====== Data for processing ======
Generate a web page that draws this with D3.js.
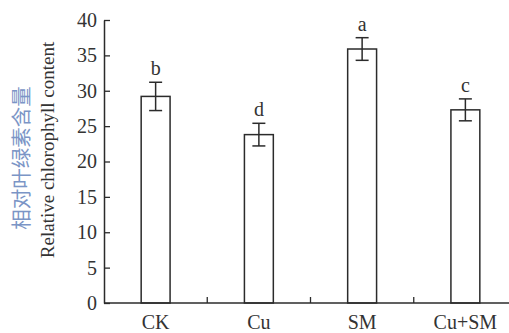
<!DOCTYPE html>
<html>
<head>
<meta charset="utf-8">
<script src="https://cdn.jsdelivr.net/npm/d3@7"></script>
<style>
    body { margin: 0; background: #fff; }
    svg text { font-family: "Liberation Serif", "Times New Roman", serif; }
</style>
</head>
<body>
<svg id="chart" width="509" height="333"></svg>
<script>
var groups = ['CK', 'Cu', 'SM', 'Cu+SM'];
var values = [29.2, 23.8, 35.9, 27.3];
var errors = [2.0, 1.6, 1.6, 1.55];
var letters = ['b', 'd', 'a', 'c'];
var yticks = [0, 5, 10, 15, 20, 25, 30, 35, 40];

var ink = '#2b2b2b';
var svg = d3.select('#chart');

var x = d3.scaleBand()
    .domain(groups)
    .range([104, 517])
    .paddingInner(0.72)
    .paddingOuter(0.36);

var y = d3.scaleLinear().domain([0, 40]).range([303, 20]);

// y axis, ticks point inward
var yAxis = svg.append('g')
    .attr('transform', 'translate(104,0)')
    .call(d3.axisLeft(y).tickValues(yticks).tickSizeInner(-6).tickSizeOuter(0).tickPadding(7));
yAxis.select('.domain').attr('stroke', ink).attr('stroke-width', 1.5);
yAxis.selectAll('.tick line').attr('stroke', ink).attr('stroke-width', 1.3);
yAxis.selectAll('.tick text')
    .attr('fill', '#333')
    .style('font-size', '20px')
    .style('font-family', '"Liberation Serif", serif');

// x axis baseline + separators between groups
svg.append('line')
    .attr('x1', 104).attr('x2', 509)
    .attr('y1', y(0)).attr('y2', y(0))
    .attr('stroke', ink).attr('stroke-width', 1.5);

var bounds = groups.slice(1).map(function (g) {
    return x(g) - x.step() * x.paddingInner() / 2;
});
svg.selectAll('.sep').data(bounds).enter().append('line')
    .attr('x1', function (d) { return d; }).attr('x2', function (d) { return d; })
    .attr('y1', y(0)).attr('y2', y(0) - 6)
    .attr('stroke', ink).attr('stroke-width', 1.3);

svg.selectAll('.xlab').data(groups).enter().append('text')
    .attr('x', function (d) { return x(d) + x.bandwidth() / 2; })
    .attr('y', 329)
    .attr('text-anchor', 'middle')
    .attr('fill', '#333')
    .style('font-size', '20px')
    .text(function (d) { return d; });

// bars
var data = groups.map(function (g, i) {
    return { g: g, v: values[i], e: errors[i], l: letters[i] };
});

svg.selectAll('.bar').data(data).enter().append('rect')
    .attr('x', function (d) { return x(d.g); })
    .attr('y', function (d) { return y(d.v); })
    .attr('width', x.bandwidth())
    .attr('height', function (d) { return y(0) - y(d.v); })
    .attr('fill', 'none')
    .attr('stroke', ink)
    .attr('stroke-width', 1.5);

// error bars
var cap = 6.5;
var eb = svg.selectAll('.err').data(data).enter().append('g')
    .attr('transform', function (d) { return 'translate(' + (x(d.g) + x.bandwidth() / 2) + ',0)'; });
eb.append('line')
    .attr('y1', function (d) { return y(d.v + d.e); })
    .attr('y2', function (d) { return y(d.v - d.e); })
    .attr('stroke', ink).attr('stroke-width', 1.5);
eb.append('line')
    .attr('x1', -cap).attr('x2', cap)
    .attr('y1', function (d) { return y(d.v + d.e); })
    .attr('y2', function (d) { return y(d.v + d.e); })
    .attr('stroke', ink).attr('stroke-width', 1.5);
eb.append('line')
    .attr('x1', -cap).attr('x2', cap)
    .attr('y1', function (d) { return y(d.v - d.e); })
    .attr('y2', function (d) { return y(d.v - d.e); })
    .attr('stroke', ink).attr('stroke-width', 1.5);
eb.append('text')
    .attr('y', function (d) { return y(d.v + d.e) - 7; })
    .attr('text-anchor', 'middle')
    .attr('fill', '#333')
    .style('font-size', '20px')
    .text(function (d) { return d.l; });

// axis titles
svg.append('text')
    .attr('transform', 'translate(29,158) rotate(-90)')
    .attr('text-anchor', 'middle')
    .attr('fill', '#7b95c6')
    .style('font-family', '"Noto Sans CJK SC", sans-serif')
    .style('font-size', '20.5px')
    .text('相对叶绿素含量');

svg.append('text')
    .attr('transform', 'translate(54,150) rotate(-90)')
    .attr('text-anchor', 'middle')
    .attr('fill', '#333')
    .style('font-size', '19px')
    .text('Relative chlorophyll content');
</script>
</body>
</html>
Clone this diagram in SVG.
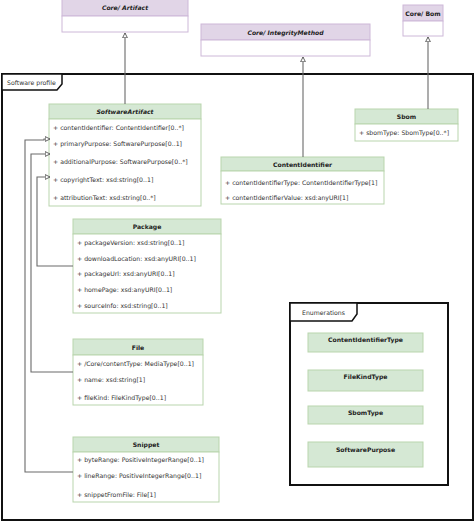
======
> [Exercise objective]:
All lines from the start of the entries above through the line containing "var y = d3.scaleLinear().domain([0, 40]).range([303, 20]);" are to be given again exactly; the pictures are not.

> [The output]:
Generate a web page that draws this with D3.js.
<!DOCTYPE html>
<html>
<head>
<meta charset="utf-8">
<script src="https://cdn.jsdelivr.net/npm/d3@7"></script>
<style>
    body { margin: 0; background: #fff; }
    svg text { font-family: "Liberation Serif", "Times New Roman", serif; }
</style>
</head>
<body>
<svg id="chart" width="509" height="333"></svg>
<script>
var groups = ['CK', 'Cu', 'SM', 'Cu+SM'];
var values = [29.2, 23.8, 35.9, 27.3];
var errors = [2.0, 1.6, 1.6, 1.55];
var letters = ['b', 'd', 'a', 'c'];
var yticks = [0, 5, 10, 15, 20, 25, 30, 35, 40];

var ink = '#2b2b2b';
var svg = d3.select('#chart');

var x = d3.scaleBand()
    .domain(groups)
    .range([104, 517])
    .paddingInner(0.72)
    .paddingOuter(0.36);

var y = d3.scaleLinear().domain([0, 40]).range([303, 20]);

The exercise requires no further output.